Only, the audience for this announcement wasn’t the shareholders; it was the angry Dutch public:

“Regrettably, I have to conclude that the variable compensation for 2010 threatened to damage the slowly recovering confidence among customers and society,” Mr. Hommen wrote in a letter published Tuesday in Dutch daily De Volkskrant. “I hope that this shows that we take criticism on ING seriously and that we are willing to act accordingly.”

The only thing the bonuses threatened was how Jan Hommen, the afflicted CEO, looked in the media.  Mr. Hommen tossed the bonuses back to the company because the mob was angry, and European leaders–both public and private–have an unfortunate history when it comes to angry mobs.

It’s hard to blame the people.  They equate bonuses with good performance, and being bailed out and on the public dole with bad performance.  So bailed out companies still on the dole and awarding bonuses to management does not compute in the calculus of media-driven public awareness.  In the calculus of competition, which the media ignores and is largely invisible to the public, companies need talent.  A big part of getting and keeping that talent is total compensation.  In that context, the distinction of variable compensation, e.g., bonuses, is not very helpful–total compensation has to be enough to get the good workers.  If those workers are individually performing well, even in a crappy bank, you risk losing them and making the bank crappier by failing to give them their bonuses.

Of course, one could argue that the calculus of competition means letting banks fail when they get into trouble, and you wouldn’t get any argument from me.  Bailing them out and underpaying their best talent is just a way to slow the dying process, making it much costlier to taxpayers in the short run, and creates moral hazard and misallocated resources that make it far costlier to society in the long run.

Governance regulations hurting the labor market for start-ups

Posted by Marc Hodak on February 28, 2011 under Invisible trade-offs, Unintended consequences | Be the First to Comment

A story today describes how start-ups are having problems:

Internet start-ups across Silicon Valley are struggling to compete for talent amid the investment frenzy gripping Facebook Inc., Twitter Inc. and Zynga Inc., with many smaller companies beefing up pay and recruiting and wading into the private-company share market to keep pace with their larger rivals.

Silicon Valley is full of world-class engineers sleeping on futons and living on ramen noodles.  These (mostly young) people accept company paper instead of the decent cash that their talents could easily justify for the privilege of toiling 14 hours a day in untested ventures.  This system depends upon well-functioning equity markets to secure this manner of devotion.  Public equity markets enable those making the gamble to see the payoff sooner.  Bill Gates has said that Microsoft never needed the public capital for investment in growth; the company went public to so that its 10,000 paper millionaires could become actual millionaires.  Many of them would go on to fund or work in other start-ups, and their example has fueled many more.

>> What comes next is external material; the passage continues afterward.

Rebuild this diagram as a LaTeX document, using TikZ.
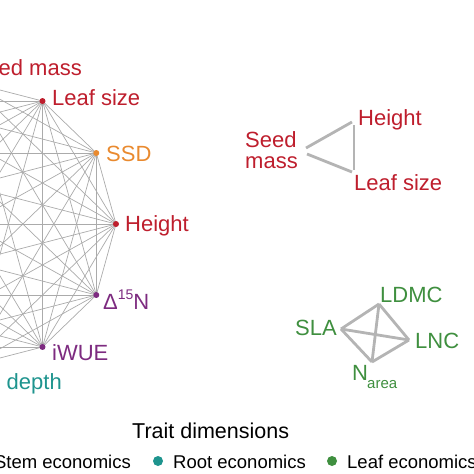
\documentclass[tikz,border=0pt]{standalone}
\usepackage{fontspec}
\setmainfont{Liberation Sans}
\definecolor{tred}{HTML}{BE1E2D}
\definecolor{torange}{HTML}{E98A2F}
\definecolor{tpurple}{HTML}{7D2B80}
\definecolor{tteal}{HTML}{1E948E}
\definecolor{tgreen}{HTML}{3F8F3F}
\definecolor{edgegray}{HTML}{ABABAB}
\definecolor{thickgray}{HTML}{B4B4B4}
\tikzset{
  lbl/.style={inner sep=0pt, anchor=base west, font=\fontsize{22}{26}\selectfont},
  lble/.style={inner sep=0pt, anchor=base east, font=\fontsize{22}{26}\selectfont},
  thinedge/.style={draw=edgegray, line width=0.7pt},
  thickedge/.style={draw=thickgray, line width=2.8pt},
  traitdot/.style={circle, inner sep=0pt, minimum size=6pt},
  legdot/.style={circle, inner sep=0pt, minimum size=10pt},
  legtext/.style={inner sep=0pt, anchor=base west, font=\fontsize{18.5}{22}\selectfont},
}
\begin{document}
\begin{tikzpicture}[x=1pt,y=-1pt]
\useasboundingbox (0,0) rectangle (474,474);
\begin{scope}
\clip (0,0) rectangle (474,474);
\foreach \k in {0,...,11} {
  \coordinate (n\k) at ({-31+147*cos(30*\k)},{224-142*sin(30*\k)});
}
\foreach \i in {0,...,10} {
  \pgfmathtruncatemacro\jj{\i+1}
  \foreach \j in {\jj,...,11} {
    \draw[thinedge] (n\i) -- (n\j);
  }
}
\node[traitdot, fill=tred] (dheight) at (n0) {};
\node[traitdot, fill=torange] (dssd) at (n1) {};
\node[traitdot, fill=tred] (dleaf) at (n2) {};
\node[traitdot, fill=tred] (dseed) at (n3) {};
\node[traitdot, fill=tteal] (droot) at (n9) {};
\node[traitdot, fill=tpurple] (diwue) at (n10) {};
\node[traitdot, fill=tpurple] (dn15) at (n11) {};
\end{scope}

% circular network labels
\node[lble, text=tred] (lseed) at (82,75) {Seed mass};
\node[lbl, text=tred] (lleaf) at (52,105) {Leaf size};
\node[lbl, text=torange] (lssd) at (106,161) {SSD};
\node[lbl, text=tred] (lheight) at (125,231) {Height};
\node[lbl, text=tpurple] (ln15) at (103,309) {Δ\raisebox{0.42em}{\fontsize{14}{14}\selectfont 15}N};
\node[lbl, text=tpurple] (liwue) at (52,360) {iWUE};
\node[lble, text=tteal] (lroot) at (62,389) {Rooting depth};

% size triangle
\coordinate (smH) at (306,148);
\coordinate (smL) at (307,154);
\coordinate (htS) at (352,122);
\coordinate (htL) at (354,125);
\coordinate (lfS) at (352,172);
\coordinate (lfH) at (354,170);
\draw[thickedge] (smH) -- (htS);
\draw[thickedge] (smL) -- (lfS);
\draw[thickedge] (htL) -- (lfH);
\node[lbl, text=tred] (rseed) at (245,147) {Seed};
\node[lbl, text=tred] (rmass) at (245,168) {mass};
\node[lbl, text=tred] (rheight) at (358,125) {Height};
\node[lbl, text=tred] (rleaf) at (354,190) {Leaf size};

% leaf economics
\coordinate (sla) at (341,329);
\coordinate (ldmc) at (379,304);
\coordinate (lnc) at (409,340);
\coordinate (na) at (372,362);
\draw[thickedge] (sla) -- (ldmc);
\draw[thickedge] (ldmc) -- (lnc);
\draw[thickedge] (sla) -- (lnc);
\draw[thickedge] (sla) -- (na);
\draw[thickedge] (ldmc) -- (na);
\draw[thickedge] (na) -- (lnc);
\node[lbl, text=tgreen] (tldmc) at (380,302) {LDMC};
\node[lbl, text=tgreen] (tsla) at (295,335) {SLA};
\node[lbl, text=tgreen] (tlnc) at (415,348) {LNC};
\node[lbl, text=tgreen] (tn) at (352,380) {N};
\node[inner sep=0pt, anchor=base west, text=tgreen, font=\fontsize{15}{18}\selectfont] (tarea) at (367,388) {area};

% legend
\node[inner sep=0pt, anchor=base west, font=\fontsize{21.5}{26}\selectfont] (legtitle) at (132,438) {Trait dimensions};
\node[inner sep=0pt, anchor=base east, font=\fontsize{18.5}{22}\selectfont] (legstem) at (131,468) {Stem economics};
\node[legdot, fill=tteal] (legrootdot) at (158,461) {};
\node[legtext] (legroot) at (173,468) {Root economics};
\node[legdot, fill=tgreen] (legleafdot) at (332,461) {};
\node[legtext] (legleaf) at (347,468) {Leaf economics};
\end{tikzpicture}
\end{document}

Today, our IPO market is broken.  That avenue of exit has been crushed by the weight of governance regulations, especially Sarbanes-Oxley.  These rules were intended to restore confidence in our public markets.  They have, instead, prevented ordinary people from investing in maturing companies like Facebook, Twitter, or LinkedIn, and hampered the ability of companies like that to attract the talent they need to get going.  Such companies are now forced to go to private markets for liquidity, markets that are far less accessible to smaller firms than IPOs used to be.

We will never know how many Microsofts or Apples have not been able to get off the ground since 2002–the year SOX was passed–or may not in the future, because of the higher cost of securing needed talent.  Unfortunately, the people who proliferate these rules like Topsy are not accountable for what doesn’t get created.